Say that we are regressing consumption $C_t$ on time $Y_t$. Furthermore, suppose that both series are $I(1)$ and are co-integrated.
Given this, we set up the error correction model (ECM) as follows: $$\Delta C_t = \beta_0 + \beta_1 Y_t + \theta(C_{t-1} - \gamma_0 - \gamma_1 Y_t) + u_t$$ which is estimated using the 2-step Engle-Granger approach.
My question is: What is the economic interpretation of $\gamma_1$? Surely we cannot interpret this as the marginal propensity to consume (MPC)?
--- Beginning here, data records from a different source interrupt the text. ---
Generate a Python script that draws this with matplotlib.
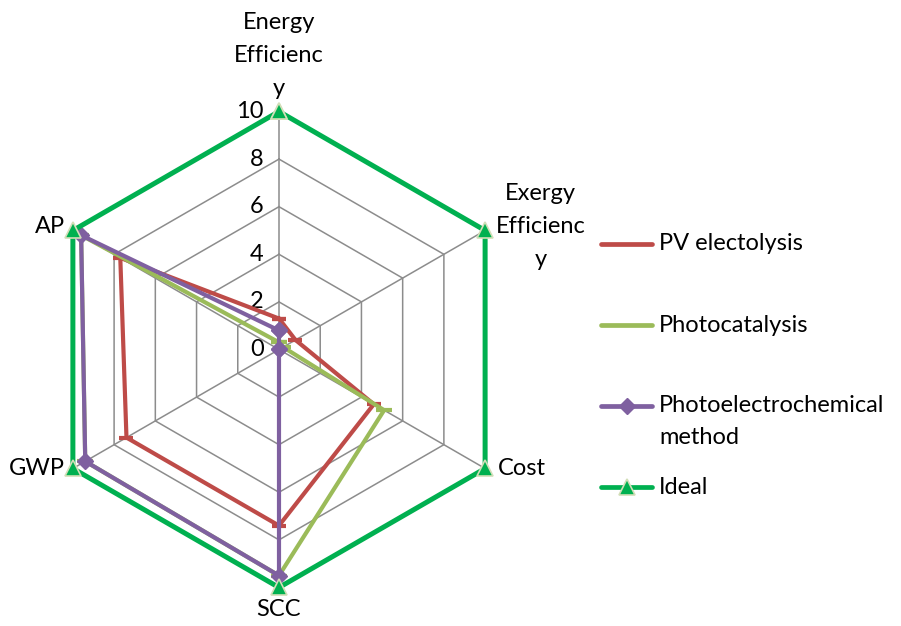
import numpy as np
import matplotlib
matplotlib.use("Agg")
import matplotlib.pyplot as plt
from matplotlib.lines import Line2D

plt.rcParams['font.family'] = ['Lato', 'DejaVu Sans']

categories = ["Energy\nEfficienc\ny", "Exergy\nEfficienc\ny", "Cost", "SCC", "GWP", "AP"]
pv_electrolysis = [1.3, 0.8, 4.6, 7.4, 7.4, 7.7]
photocatalysis = [0.3, 0.2, 5.1, 9.5, 9.4, 9.6]
photoelectrochemical = [0.8, 0.0, 0.0, 9.5, 9.4, 9.6]
ideal = [10, 10, 10, 10, 10, 10]
ticks = [0, 2, 4, 6, 8, 10]

series = [
    ("PV electolysis", pv_electrolysis, "#BE4B48", "_", 10),
    ("Photocatalysis", photocatalysis, "#9BBB59", "_", 11),
    ("Photoelectrochemical\nmethod", photoelectrochemical, "#7F60A0", "D", 8),
    ("Ideal", ideal, "#00B050", "^", 11),
]

fig = plt.figure(figsize=(9.01, 6.26), dpi=100)
ax = fig.add_axes([0.0455, 0.0615, 0.5283, 0.7604], projection="polar")
ax.set_theta_zero_location("N")
ax.set_theta_direction(-1)
ax.set_ylim(0, 10)
ax.grid(False)
ax.spines["polar"].set_visible(False)
ax.set_xticks([])
ax.set_yticks([])
ax.patch.set_alpha(0)

n = len(categories)
angles = np.arange(n) * 2 * np.pi / n
closed = np.append(angles, angles[0])

# hexagon grid
for r in ticks[1:]:
    ax.plot(closed, [r] * (n + 1), color="#8C8C8C", lw=1.1, zorder=1)
for a in angles:
    ax.plot([a, a], [0, 10], color="#8C8C8C", lw=1.1, zorder=1)

for t in ticks:
    ax.annotate(str(t), xy=(0, t), xytext=(-11, 0), textcoords="offset points",
                ha="right", va="center", fontsize=17)

for label, vals, col, mk, ms in series:
    v = vals + vals[:1]
    if mk == "^":
        ax.plot(closed, v, color=col, lw=3.6, marker=mk, ms=ms, mfc=col,
                mec="#D2DEB8", mew=1.2, zorder=5, clip_on=False)
    elif mk == "D":
        ax.plot(closed, v, color=col, lw=3.0, marker=mk, ms=ms, mfc=col,
                mec=col, zorder=4, clip_on=False)
    else:
        ax.plot(closed, v, color=col, lw=3.0, marker=mk, ms=ms, mec=col,
                mew=3, zorder=3, clip_on=False)

# category labels
label_pos = [
    ((0, 9), "center", "bottom"),
    ((40, 3), "center", "center"),
    ((9, 0), "left", "center"),
    ((0, -8), "center", "top"),
    ((-6, 0), "right", "center"),
    ((-6, 3), "right", "center"),
]
for a, txt, (off, ha, va) in zip(angles, categories, label_pos):
    ax.annotate(txt, xy=(a, 10), xytext=off, textcoords="offset points",
                ha=ha, va=va, fontsize=17, linespacing=1.7, annotation_clip=False)

# legend
lax = fig.add_axes([0, 0, 1, 1])
lax.set_xlim(0, 901)
lax.set_ylim(626, 0)
lax.axis("off")
leg_y = [244, 325, 406, 487]
for (label, vals, col, mk, ms), y in zip(series, leg_y):
    lax.add_line(Line2D([601, 652], [y, y], color=col, lw=3.4, solid_capstyle="round"))
    if mk == "D":
        lax.plot([626.5], [y], marker="D", ms=8, color=col)
    elif mk == "^":
        lax.plot([626.5], [y], marker="^", ms=11, mfc=col, mec="#D2DEB8", mew=1.2)
    for i, line in enumerate(label.split("\n")):
        lax.text(659, y + 32 * i, line, ha="left", va="center", fontsize=17)

fig.savefig("out.png", dpi=100)
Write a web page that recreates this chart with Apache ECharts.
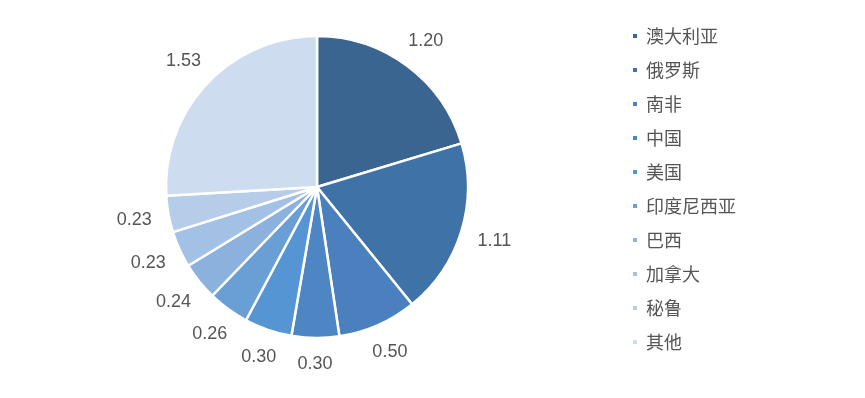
<!DOCTYPE html>
<html>
<head>
<meta charset="utf-8">
<script src="https://cdn.jsdelivr.net/npm/echarts@6/dist/echarts.min.js"></script>
<style>
  html, body { margin: 0; padding: 0; background: #fff; }
  #chart { width: 865px; height: 398px; }
</style>
</head>
<body>
<div id="chart"></div>
<script>
const countries = ['澳大利亚', '俄罗斯', '南非', '中国', '美国', '印度尼西亚', '巴西', '加拿大', '秘鲁', '其他']
const values = [1.20, 1.11, 0.50, 0.30, 0.30, 0.26, 0.24, 0.23, 0.23, 1.53]
const colors = ['#3b6591', '#3f73a8', '#4a80bd', '#4d86c3', '#5595d4', '#6a9fd6', '#8cb1dd', '#a3c0e5', '#b6cdea', '#cddcef']

const myChart = echarts.init(document.getElementById('chart'))

// push each label out along its radius, centred on the text
function placeLabel (params) {
  const pts = params.labelLinePoints
  if (!pts) return {}
  const dx = pts[1][0] - pts[0][0]
  const dy = pts[1][1] - pts[0][1]
  const len = Math.sqrt(dx * dx + dy * dy) || 1
  // a bit less room straight above/below than at the sides
  const out = 26 + 9 * Math.abs(dx / len)
  return {
    x: pts[0][0] + dx / len * out,
    y: pts[0][1] + dy / len * out,
    align: 'center',
    verticalAlign: 'middle'
  }
}

const option = {
  color: colors,
  textStyle: { fontFamily: '"Liberation Sans", "Noto Sans CJK SC", sans-serif' },
  legend: {
    orient: 'vertical',
    left: 626,
    top: 22,
    itemWidth: 6,
    itemHeight: 6,
    itemGap: 16,
    icon: 'rect',
    textStyle: { fontSize: 18, color: '#555', padding: [0, 0, 0, 3], fontFamily: '"Noto Sans CJK SC", sans-serif' },
    data: countries
  },
  series: [{
    type: 'pie',
    center: [317, 187],
    radius: 151,
    startAngle: 90,
    clockwise: true,
    avoidLabelOverlap: false,
    itemStyle: { borderColor: '#fff', borderWidth: 2.5 },
    label: {
      show: true,
      position: 'outside',
      fontSize: 18,
      color: '#555',
      formatter: p => p.value.toFixed(2)
    },
    labelLine: { show: true, length: 20, length2: 0, lineStyle: { opacity: 0 } },
    labelLayout: placeLabel,
    data: countries.map((name, i) => ({ name, value: values[i] }))
  }]
}
myChart.setOption(option, true)
</script>
</body>
</html>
I interpret it as describing the long-run equilibrium of the system.
However, I'm struggling to explain why this is the case, since mathematically: $$\gamma_1 = \frac{\partial C_t}{\partial Y_t}$$ which is exactly the definition of the MPC.
On the Wikipedia page on ECMs, they describe $\gamma_1$ as the average propensity to consume (APC), which makes a lot more sense to, but which doesn't sit well with me since mathematically: $$\text{APC} = \frac{C}{Y}$$ and clearly that is not the definition of $\gamma_1$ since: $$\frac{C}{Y} = \frac{\gamma_0}{Y} + \gamma1$$
Could someone help me sort out my confusion?